Malaysia's central bank kept its benchmark interest rate steady at 3 percent on Thursday, as expected, signalling it remains comfortable for now with the country's rising inflation rate. Bank Negara Malaysia has kept its overnight policy rate on hold since mid-2011.
Malaysia's annual inflation rate quickened to 3.4 percent in January, the highest level in more than two years, reflecting increases in the price of food, transport and electricity. "Inflation has been gradually rising due to disruptions in supply following adverse weather conditions and increases in domestic costs,," the central bank said in a statement.
In future, it said, inflation is expected to be affected by higher domestic costs. However, "the subdued external price pressures and moderate domestic demand conditions will, to some extent, contain the impact of these cost factors on the underlying inflation." BNM said it will "continue to monitor for signs of destabilising risks of financial imbalances."

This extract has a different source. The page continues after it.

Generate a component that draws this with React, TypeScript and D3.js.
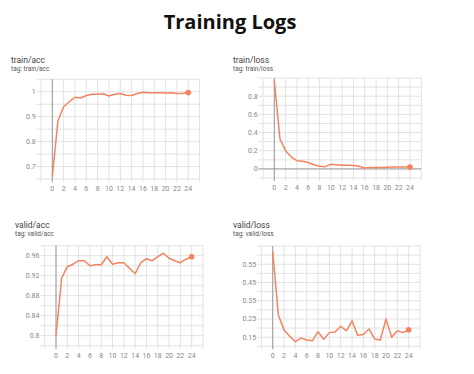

RATES HIKES PREDICTED All 17 economists in a Reuters poll had expected no change on Thursday. But higher inflation and an expected pick-up in exports and overall growth have prompted many economists to predict a hike of at least 25 basis points this year. Lee Heng Guie, economist at CIMB, said he believes the central bank is "moving slowly" to prepare for raising rates. He forecasts that the benchmark rate will be raised 50 basis points, to 3.5 percent, by the end of 2014.